Question

Value of $$\displaystyle \cos ^{2}5^{\circ}+\cos ^{2}10^{\circ}+\cos ^{2}80^{\circ}+\cos ^{2}85^{\circ}$$ is
A
$$1$$
B
$$0$$
C
$$2$$
D
$$3$$

Answer

**step1** Understanding the problem

The problem asks us to find the numerical value of the given trigonometric expression: $$\cos ^{2}5^{\circ}+\cos ^{2}10^{\circ}+\cos ^{2}80^{\circ}+\cos ^{2}85^{\circ}$$.

**step2** Identifying Key Trigonometric Identities

To solve this problem, we will use two fundamental trigonometric identities:
1. **Complementary Angle Identity**: This identity states that the cosine of an angle is equal to the sine of its complementary angle. Mathematically, this is expressed as $$\cos(90^\circ - \theta) = \sin(\theta)$$.
2. **Pythagorean Identity**: This identity relates the sine and cosine of an angle.

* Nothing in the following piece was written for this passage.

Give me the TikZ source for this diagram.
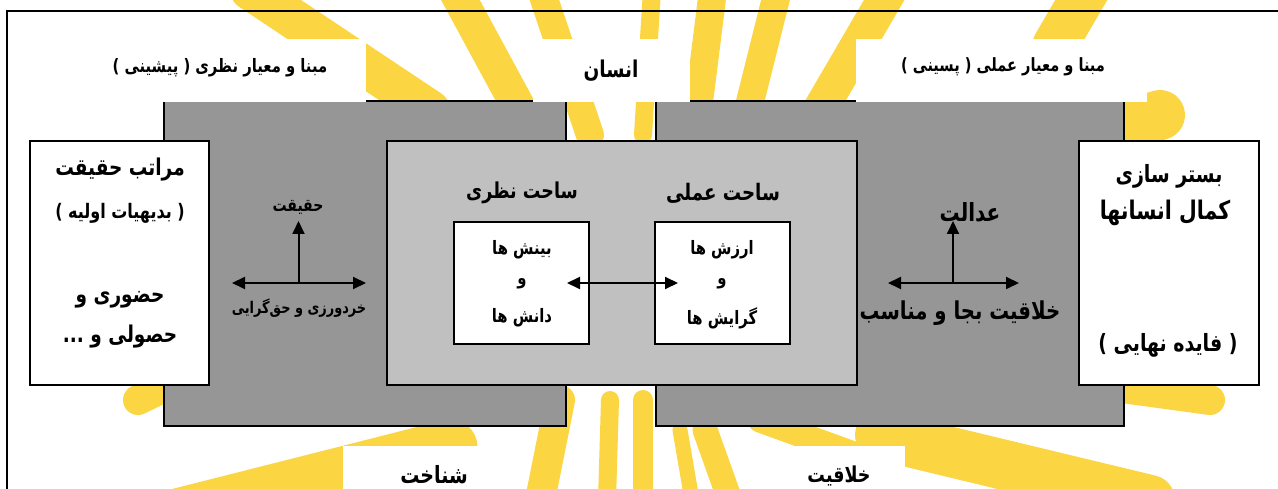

It states that the square of the sine of an angle plus the square of the cosine of the same angle is equal to 1. Mathematically, this is expressed as $$\sin^2 \theta + \cos^2 \theta = 1$$.

**step3** Applying the Complementary Angle Identity

Let's examine the angles in the given expression and look for pairs that are complementary (add up to $$90^\circ$$):
- The angle $$5^{\circ}$$ and the angle $$85^{\circ}$$ are complementary because $$5^{\circ} + 85^{\circ} = 90^{\circ}$$.
- The angle $$10^{\circ}$$ and the angle $$80^{\circ}$$ are complementary because $$10^{\circ} + 80^{\circ} = 90^{\circ}$$.
Now, we can use the complementary angle identity to rewrite two of the terms:
- For $$\cos^{2}85^{\circ}$$:
We can write $$85^{\circ}$$ as $$90^{\circ} - 5^{\circ}$$.
So, $$\cos(85^{\circ}) = \cos(90^{\circ} - 5^{\circ}) = \sin(5^{\circ})$$.
Therefore, $$\cos^{2}(85^{\circ}) = (\sin(5^{\circ}))^{2} = \sin^{2}(5^{\circ})$$.
- For $$\cos^{2}80^{\circ}$$:
We can write $$80^{\circ}$$ as $$90^{\circ} - 10^{\circ}$$.
So, $$\cos(80^{\circ}) = \cos(90^{\circ} - 10^{\circ}) = \sin(10^{\circ})$$.
Therefore, $$\cos^{2}(80^{\circ}) = (\sin(10^{\circ}))^{2} = \sin^{2}(10^{\circ})$$.

**step4** Substituting and Simplifying the Expression

Now, we substitute the rewritten terms back into the original expression:
$$\cos ^{2}5^{\circ}+\cos ^{2}10^{\circ}+\cos ^{2}80^{\circ}+\cos ^{2}85^{\circ}$$
Substituting $$\cos^{2}80^{\circ} = \sin^{2}10^{\circ}$$ and $$\cos^{2}85^{\circ} = \sin^{2}5^{\circ}$$, the expression becomes:
$$= \cos ^{2}5^{\circ}+\cos ^{2}10^{\circ}+\sin ^{2}10^{\circ}+\sin ^{2}5^{\circ}$$
Next, we group the terms that allow us to apply the Pythagorean identity ($$\sin^2 \theta + \cos^2 \theta = 1$$):
$$= (\cos ^{2}5^{\circ}+\sin ^{2}5^{\circ}) + (\cos ^{2}10^{\circ}+\sin ^{2}10^{\circ})$$
Applying the Pythagorean identity to each group:
- For the first group, with $$\theta = 5^{\circ}$$: $$\cos ^{2}5^{\circ}+\sin ^{2}5^{\circ} = 1$$.
- For the second group, with $$\theta = 10^{\circ}$$: $$\cos ^{2}10^{\circ}+\sin ^{2}10^{\circ} = 1$$.
So the entire expression simplifies to:
$$= 1 + 1$$
$$= 2$$

**step5** Final Answer

The value of the given expression $$\cos ^{2}5^{\circ}+\cos ^{2}10^{\circ}+\cos ^{2}80^{\circ}+\cos ^{2}85^{\circ}$$ is $$2$$. This corresponds to option C.